What to work on: Output the material below in full, exactly as it is.

┄┄┄┄┄┄┄┄┄┄

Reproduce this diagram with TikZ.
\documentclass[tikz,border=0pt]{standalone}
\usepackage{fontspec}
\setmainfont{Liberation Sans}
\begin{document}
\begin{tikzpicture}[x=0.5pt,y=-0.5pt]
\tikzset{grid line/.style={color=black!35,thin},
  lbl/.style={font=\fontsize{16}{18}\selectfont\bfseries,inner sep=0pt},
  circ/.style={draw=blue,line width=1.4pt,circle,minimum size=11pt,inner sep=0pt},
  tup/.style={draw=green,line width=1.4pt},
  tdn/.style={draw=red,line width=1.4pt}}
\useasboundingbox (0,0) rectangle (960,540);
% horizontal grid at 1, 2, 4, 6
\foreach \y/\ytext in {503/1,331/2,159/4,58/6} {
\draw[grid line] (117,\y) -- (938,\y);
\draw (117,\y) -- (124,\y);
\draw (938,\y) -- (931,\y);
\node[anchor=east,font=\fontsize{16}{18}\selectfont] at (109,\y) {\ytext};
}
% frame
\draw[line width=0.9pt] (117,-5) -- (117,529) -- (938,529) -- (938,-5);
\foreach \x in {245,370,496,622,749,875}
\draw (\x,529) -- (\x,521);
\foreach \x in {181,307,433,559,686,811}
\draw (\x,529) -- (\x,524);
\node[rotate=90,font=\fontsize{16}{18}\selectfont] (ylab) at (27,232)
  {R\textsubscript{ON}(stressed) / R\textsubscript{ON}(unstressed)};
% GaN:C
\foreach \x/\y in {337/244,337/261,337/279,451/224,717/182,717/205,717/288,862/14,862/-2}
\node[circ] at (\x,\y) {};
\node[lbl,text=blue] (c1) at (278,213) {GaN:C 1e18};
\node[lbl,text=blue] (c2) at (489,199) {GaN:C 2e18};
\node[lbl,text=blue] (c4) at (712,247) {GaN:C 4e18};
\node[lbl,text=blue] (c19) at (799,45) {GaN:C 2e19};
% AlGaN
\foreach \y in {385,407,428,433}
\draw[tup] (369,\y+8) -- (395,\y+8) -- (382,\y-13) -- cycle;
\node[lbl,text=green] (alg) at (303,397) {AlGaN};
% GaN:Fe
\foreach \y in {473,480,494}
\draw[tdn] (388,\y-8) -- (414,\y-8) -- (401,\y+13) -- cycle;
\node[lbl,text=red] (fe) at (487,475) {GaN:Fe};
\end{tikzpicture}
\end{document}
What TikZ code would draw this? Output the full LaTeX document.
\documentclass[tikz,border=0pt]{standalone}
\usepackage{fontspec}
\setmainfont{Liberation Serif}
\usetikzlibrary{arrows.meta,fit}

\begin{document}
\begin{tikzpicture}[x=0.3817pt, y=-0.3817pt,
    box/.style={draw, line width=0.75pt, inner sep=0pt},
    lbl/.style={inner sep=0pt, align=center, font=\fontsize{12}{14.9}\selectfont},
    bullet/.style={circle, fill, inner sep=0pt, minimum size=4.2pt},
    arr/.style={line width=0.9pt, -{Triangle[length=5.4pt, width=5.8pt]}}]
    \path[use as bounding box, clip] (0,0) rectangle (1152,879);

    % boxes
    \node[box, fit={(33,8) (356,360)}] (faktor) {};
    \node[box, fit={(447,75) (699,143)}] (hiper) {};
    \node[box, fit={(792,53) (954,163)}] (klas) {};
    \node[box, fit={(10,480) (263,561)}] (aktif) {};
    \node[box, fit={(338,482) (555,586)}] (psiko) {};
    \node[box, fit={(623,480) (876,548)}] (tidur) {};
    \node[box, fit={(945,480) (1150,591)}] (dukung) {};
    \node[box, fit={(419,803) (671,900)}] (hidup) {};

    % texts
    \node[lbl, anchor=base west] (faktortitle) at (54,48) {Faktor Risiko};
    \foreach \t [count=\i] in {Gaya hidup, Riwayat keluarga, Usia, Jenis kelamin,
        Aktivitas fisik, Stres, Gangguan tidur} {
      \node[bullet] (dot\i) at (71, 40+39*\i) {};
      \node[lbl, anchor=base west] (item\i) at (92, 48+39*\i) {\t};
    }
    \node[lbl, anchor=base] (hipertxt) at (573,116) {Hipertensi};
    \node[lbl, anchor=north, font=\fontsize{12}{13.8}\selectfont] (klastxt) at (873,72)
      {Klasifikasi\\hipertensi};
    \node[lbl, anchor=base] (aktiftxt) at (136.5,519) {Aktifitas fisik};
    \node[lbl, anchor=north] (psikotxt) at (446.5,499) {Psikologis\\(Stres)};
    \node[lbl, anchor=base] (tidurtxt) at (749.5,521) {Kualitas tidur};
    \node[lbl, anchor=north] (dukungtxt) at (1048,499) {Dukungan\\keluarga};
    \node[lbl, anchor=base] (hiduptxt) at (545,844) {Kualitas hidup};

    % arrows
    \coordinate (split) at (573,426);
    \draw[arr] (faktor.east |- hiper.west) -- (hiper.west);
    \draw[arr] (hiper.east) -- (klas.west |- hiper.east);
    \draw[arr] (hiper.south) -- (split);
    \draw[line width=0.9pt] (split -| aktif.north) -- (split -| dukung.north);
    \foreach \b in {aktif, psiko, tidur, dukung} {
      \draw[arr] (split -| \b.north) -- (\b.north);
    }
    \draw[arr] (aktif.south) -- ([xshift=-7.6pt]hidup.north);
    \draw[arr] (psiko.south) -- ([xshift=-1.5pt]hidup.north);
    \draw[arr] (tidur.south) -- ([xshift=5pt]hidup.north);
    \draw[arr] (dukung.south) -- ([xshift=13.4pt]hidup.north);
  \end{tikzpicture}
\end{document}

┄┄┄┄┄┄┄┄┄┄

Answer to this problem:
Reproduce this diagram with TikZ.
\documentclass[tikz,border=0pt]{standalone}
\usepackage{fontspec}
\setmainfont{Liberation Sans}
\begin{document}
\begin{tikzpicture}[x=0.5pt,y=-0.5pt]
\tikzset{grid line/.style={color=black!35,thin},
  lbl/.style={font=\fontsize{16}{18}\selectfont\bfseries,inner sep=0pt},
  circ/.style={draw=blue,line width=1.4pt,circle,minimum size=11pt,inner sep=0pt},
  tup/.style={draw=green,line width=1.4pt},
  tdn/.style={draw=red,line width=1.4pt}}
\useasboundingbox (0,0) rectangle (960,540);
% horizontal grid at 1, 2, 4, 6
\foreach \y/\ytext in {503/1,331/2,159/4,58/6} {
\draw[grid line] (117,\y) -- (938,\y);
\draw (117,\y) -- (124,\y);
\draw (938,\y) -- (931,\y);
\node[anchor=east,font=\fontsize{16}{18}\selectfont] at (109,\y) {\ytext};
}
% frame
\draw[line width=0.9pt] (117,-5) -- (117,529) -- (938,529) -- (938,-5);
\foreach \x in {245,370,496,622,749,875}
\draw (\x,529) -- (\x,521);
\foreach \x in {181,307,433,559,686,811}
\draw (\x,529) -- (\x,524);
\node[rotate=90,font=\fontsize{16}{18}\selectfont] (ylab) at (27,232)
  {R\textsubscript{ON}(stressed) / R\textsubscript{ON}(unstressed)};
% GaN:C
\foreach \x/\y in {337/244,337/261,337/279,451/224,717/182,717/205,717/288,862/14,862/-2}
\node[circ] at (\x,\y) {};
\node[lbl,text=blue] (c1) at (278,213) {GaN:C 1e18};
\node[lbl,text=blue] (c2) at (489,199) {GaN:C 2e18};
\node[lbl,text=blue] (c4) at (712,247) {GaN:C 4e18};
\node[lbl,text=blue] (c19) at (799,45) {GaN:C 2e19};
% AlGaN
\foreach \y in {385,407,428,433}
\draw[tup] (369,\y+8) -- (395,\y+8) -- (382,\y-13) -- cycle;
\node[lbl,text=green] (alg) at (303,397) {AlGaN};
% GaN:Fe
\foreach \y in {473,480,494}
\draw[tdn] (388,\y-8) -- (414,\y-8) -- (401,\y+13) -- cycle;
\node[lbl,text=red] (fe) at (487,475) {GaN:Fe};
\end{tikzpicture}
\end{document}
What TikZ code would draw this? Output the full LaTeX document.
\documentclass[tikz,border=0pt]{standalone}
\usepackage{fontspec}
\setmainfont{Liberation Serif}
\usetikzlibrary{arrows.meta,fit}

\begin{document}
\begin{tikzpicture}[x=0.3817pt, y=-0.3817pt,
    box/.style={draw, line width=0.75pt, inner sep=0pt},
    lbl/.style={inner sep=0pt, align=center, font=\fontsize{12}{14.9}\selectfont},
    bullet/.style={circle, fill, inner sep=0pt, minimum size=4.2pt},
    arr/.style={line width=0.9pt, -{Triangle[length=5.4pt, width=5.8pt]}}]
    \path[use as bounding box, clip] (0,0) rectangle (1152,879);

    % boxes
    \node[box, fit={(33,8) (356,360)}] (faktor) {};
    \node[box, fit={(447,75) (699,143)}] (hiper) {};
    \node[box, fit={(792,53) (954,163)}] (klas) {};
    \node[box, fit={(10,480) (263,561)}] (aktif) {};
    \node[box, fit={(338,482) (555,586)}] (psiko) {};
    \node[box, fit={(623,480) (876,548)}] (tidur) {};
    \node[box, fit={(945,480) (1150,591)}] (dukung) {};
    \node[box, fit={(419,803) (671,900)}] (hidup) {};

    % texts
    \node[lbl, anchor=base west] (faktortitle) at (54,48) {Faktor Risiko};
    \foreach \t [count=\i] in {Gaya hidup, Riwayat keluarga, Usia, Jenis kelamin,
        Aktivitas fisik, Stres, Gangguan tidur} {
      \node[bullet] (dot\i) at (71, 40+39*\i) {};
      \node[lbl, anchor=base west] (item\i) at (92, 48+39*\i) {\t};
    }
    \node[lbl, anchor=base] (hipertxt) at (573,116) {Hipertensi};
    \node[lbl, anchor=north, font=\fontsize{12}{13.8}\selectfont] (klastxt) at (873,72)
      {Klasifikasi\\hipertensi};
    \node[lbl, anchor=base] (aktiftxt) at (136.5,519) {Aktifitas fisik};
    \node[lbl, anchor=north] (psikotxt) at (446.5,499) {Psikologis\\(Stres)};
    \node[lbl, anchor=base] (tidurtxt) at (749.5,521) {Kualitas tidur};
    \node[lbl, anchor=north] (dukungtxt) at (1048,499) {Dukungan\\keluarga};
    \node[lbl, anchor=base] (hiduptxt) at (545,844) {Kualitas hidup};

    % arrows
    \coordinate (split) at (573,426);
    \draw[arr] (faktor.east |- hiper.west) -- (hiper.west);
    \draw[arr] (hiper.east) -- (klas.west |- hiper.east);
    \draw[arr] (hiper.south) -- (split);
    \draw[line width=0.9pt] (split -| aktif.north) -- (split -| dukung.north);
    \foreach \b in {aktif, psiko, tidur, dukung} {
      \draw[arr] (split -| \b.north) -- (\b.north);
    }
    \draw[arr] (aktif.south) -- ([xshift=-7.6pt]hidup.north);
    \draw[arr] (psiko.south) -- ([xshift=-1.5pt]hidup.north);
    \draw[arr] (tidur.south) -- ([xshift=5pt]hidup.north);
    \draw[arr] (dukung.south) -- ([xshift=13.4pt]hidup.north);
  \end{tikzpicture}
\end{document}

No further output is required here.